Some readers, much like seasoned smokers and their tobacco, or heavy drinkers and their liquor, settle in time to favoring their own particular brand and flavor over any other. It’s not that we can’t read another kind of book, bum a cigarette from a stranger, or order a new drink every now and then, and even enjoy it, but given the choice, we will return to our familiar and beloved territory, to the themes and authors we prefer, to the aftertaste and the smell we are used to.
I am a hard-core science-fiction and fantasy literature lover. I have grown-up in Narnia and in outer space in equal parts. I read many other fiction and non-fiction books, stories and poems, and love many of them, but my hometown is in a deep dark magical forest aboard a flying spaceship.
In the last years, with the ease of reaching and acquiring new and old literature online and having to settle less and less for what the library simply has to offer that day, I have mostly chosen to read well within my genre, regardless of publishing date.
Recently, I have been reading outside of my comfort zone, cast away by choice from my usual haunting grounds into new lands, to places with new rules and different textures. Contemporary (non sci-fi/fantasy) Fiction! This experience has heightened a duality I find about reading:
1. A good story is a good story for any reader
Just like a good beer, a well-written book telling a compelling story can go down as smoothly as the one made by your favorite brewery, if not better than some of the local brews, even if it’s made from ingredients you are not used to. It does not matter that you haven’t read anything related, perhaps it’s even better, since it allows you to enjoy the act of consuming the book, the smoke, the drink, without the constant comparison to others you’ve had like it.
The act of telling a good story is supra-genre.
2. Past works in the genre is a major part of the ability to properly appreciate a book
In the years I have been reading sci-fi and fantasy I have amassed an extensive knowledge regarding the history of the genre, the major works and evolutions, the significant authors and influencers. Any piece I read can easily be compared to dozens of others similar or related to it, and put into context.
I felt that knowledge gave me a better understanding of where a work stands within its own field compared to while reading outside of my normal genre. I could tell better if a subject, a plot-line, a scene, has been already beaten to death by other writers to the point where you are now pounding the ground above the grave of the flogged horse, and where creation harnessed originality to become unique, or sophistication paid homage to other works in the past in a satisfying manner.

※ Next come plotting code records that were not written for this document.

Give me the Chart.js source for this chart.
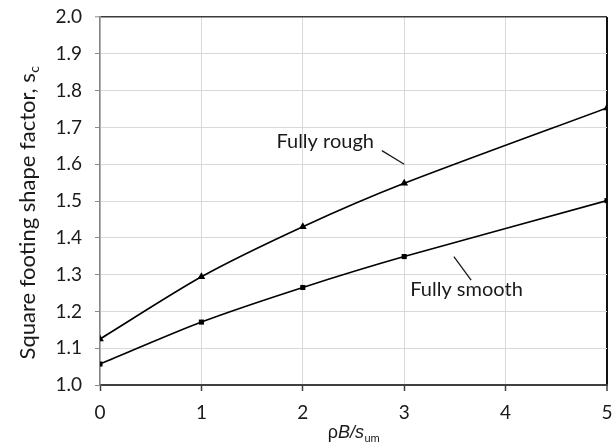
<!DOCTYPE html>
<html>
<head>
<meta charset="utf-8">
<script src="https://cdn.jsdelivr.net/npm/chart.js@4/dist/chart.umd.min.js"></script>
<style>
  html, body { margin: 0; padding: 0; background: #ffffff; }
  canvas { display: block; }
</style>
</head>
<body>
<canvas id="chart" width="614" height="444"></canvas>
<script>
// Normalised footing stiffness rho*B/s_um
const xValues = [0, 1, 2, 3, 5];
// Shape factor s_c for a square footing
const fullyRough = [1.125, 1.294, 1.430, 1.548, 1.753];
const fullySmooth = [1.057, 1.171, 1.265, 1.349, 1.501];
const seriesNames = ['Fully rough', 'Fully smooth'];

// Axis ranges and tick spacing
const xRange = [0, 5];
const xStep = 1;
const yRange = [1.0, 2.0];
const yStep = 0.1;

// Callout labels: text anchor and leader line, in data units
const callouts = [
  { text: 'Fully rough', at: [1.74, 1.644], from: [2.78, 1.637], to: [3.0, 1.600] },
  { text: 'Fully smooth', at: [3.06, 1.242], from: [3.49, 1.349], to: [3.66, 1.285] }
];

const TICK_FONT = { family: 'Lato, "Open Sans", sans-serif', size: 19 };
const LABEL_FONT = '20px Lato, "Open Sans", sans-serif';

function pointsOf(ys) {
  return xValues.map((x, i) => ({ x: x, y: ys[i] }));
}

// Axis titles with sub/italic parts and the callout labels
const textLayer = {
  id: 'textLayer',
  afterDraw(chart) {
    const ctx = chart.ctx;
    const xs = chart.scales.x, ys = chart.scales.y;
    const area = chart.chartArea;
    ctx.save();
    ctx.fillStyle = '#1a1a1a';
    ctx.strokeStyle = '#1a1a1a';
    ctx.lineWidth = 1.3;

    // callouts
    ctx.font = LABEL_FONT;
    ctx.textBaseline = 'alphabetic';
    ctx.textAlign = 'left';
    callouts.forEach(c => {
      ctx.fillText(c.text, xs.getPixelForValue(c.at[0]), ys.getPixelForValue(c.at[1]));
      ctx.beginPath();
      ctx.moveTo(xs.getPixelForValue(c.from[0]), ys.getPixelForValue(c.from[1]));
      ctx.lineTo(xs.getPixelForValue(c.to[0]), ys.getPixelForValue(c.to[1]));
      ctx.stroke();
    });

    // y-axis title: "Square footing shape factor, s" + subscript c
    const yMain = 'Square footing shape factor, s';
    const yMainFont = '22px Lato, "Open Sans", sans-serif';
    const ySubFont = '14px Lato, "Open Sans", sans-serif';
    ctx.font = yMainFont;
    const wMain = ctx.measureText(yMain).width;
    ctx.font = ySubFont;
    const wSub = ctx.measureText('c').width;
    const total = wMain + wSub;
    ctx.save();
    ctx.translate(35, (area.top + area.bottom) / 2 + 12);
    ctx.rotate(-Math.PI / 2);
    ctx.textAlign = 'left';
    ctx.font = yMainFont;
    ctx.fillText(yMain, -total / 2, 0);
    ctx.font = ySubFont;
    ctx.fillText('c', -total / 2 + wMain + 0.5, 4);
    ctx.restore();

    // x-axis title: rho B / s_um
    const parts = [
      { t: '\u03C1', f: '18px "Liberation Sans", Arial, sans-serif', dy: 0 },
      { t: 'B/s', f: 'italic 18px "Liberation Sans", Arial, sans-serif', dy: 0 },
      { t: 'um', f: '11px "Liberation Sans", Arial, sans-serif', dy: 4 }
    ];
    let width = 0;
    parts.forEach(p => { ctx.font = p.f; p.w = ctx.measureText(p.t).width; width += p.w; });
    let x = (area.left + area.right) / 2 - width / 2;
    const base = 438;
    parts.forEach(p => {
      ctx.font = p.f;
      ctx.fillText(p.t, x, base + p.dy);
      x += p.w + (p.t === 'B/s' ? 0.5 : 0);
    });
    ctx.restore();
  }
};

new Chart(document.getElementById('chart'), {
  type: 'line',
  data: {
    datasets: [
      {
        label: seriesNames[0],
        data: pointsOf(fullyRough),
        borderColor: '#000000',
        backgroundColor: '#000000',
        borderWidth: 1.6,
        pointStyle: 'triangle',
        pointRadius: 4.5,
        pointBorderWidth: 0,
        tension: 0.25
      },
      {
        label: seriesNames[1],
        data: pointsOf(fullySmooth),
        borderColor: '#000000',
        backgroundColor: '#000000',
        borderWidth: 1.6,
        pointStyle: 'rect',
        pointRadius: 3.6,
        pointBorderWidth: 0,
        tension: 0.25
      }
    ]
  },
  options: {
    responsive: false,
    animation: false,
    events: [],
    layout: { autoPadding: false, padding: { top: 17, right: 7, bottom: 0, left: 0 } },
    plugins: {
      legend: { display: false },
      tooltip: { enabled: false },
      title: { display: false }
    },
    scales: {
      x: {
        type: 'linear',
        min: xRange[0],
        max: xRange[1],
        ticks: {
          stepSize: xStep,
          color: '#1a1a1a',
          font: TICK_FONT,
          padding: 10
        },
        grid: {
          color: c => (c.tick && c.tick.value === xRange[1]) ? '#111111' : '#d9d9d9',
          lineWidth: c => (c.tick && c.tick.value === xRange[1]) ? 2 : 1,
          tickColor: '#404040',
          tickWidth: 1.5,
          tickLength: 6
        },
        border: { color: '#404040', width: 2 },
        afterFit: s => { s.height = 59; s.paddingRight = 0; }
      },
      y: {
        type: 'linear',
        min: yRange[0],
        max: yRange[1],
        ticks: {
          stepSize: yStep,
          color: '#1a1a1a',
          font: TICK_FONT,
          padding: 13,
          callback: v => Number(v).toFixed(1)
        },
        grid: {
          color: c => (c.tick && Math.abs(c.tick.value - yRange[1]) < 1e-9) ? '#3a3a3a' : '#d9d9d9',
          lineWidth: c => (c.tick && Math.abs(c.tick.value - yRange[1]) < 1e-9) ? 1.6 : 1,
          tickColor: '#8a8a8a',
          tickWidth: 1,
          tickLength: 5
        },
        border: { color: '#868686', width: 1.5 },
        afterFit: s => { s.width = 100; s.paddingTop = 0; }
      }
    }
  },
  plugins: [textLayer]
});
</script>
</body>
</html>
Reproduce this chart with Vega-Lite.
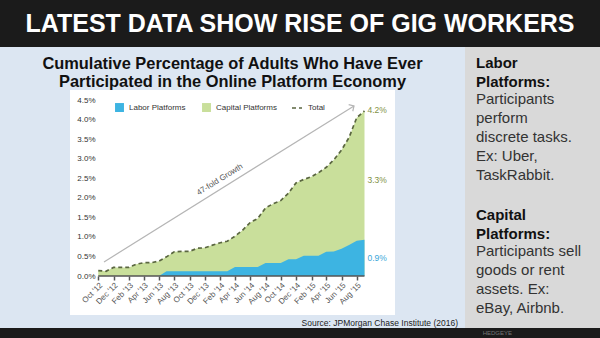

Disarmed of most of this insight, I have a harder time discerning between the two. In the same allegory we started with, we need to have a few cocktails, several cigars, before we can enjoy a perfectly crafted Martini or an exquisite Cuban.
Once I stopped being disappointed none of the stories were set in the far future, and stopped waiting for a dragon to appear or somebody to do some magic, I actually had a great and very interesting time. There are pieces of the shattered truth we are all looking for in any creation. Still, somewhere in the middle I snuck away to take a break in the arms of a proper science fiction book to recharge my batteries.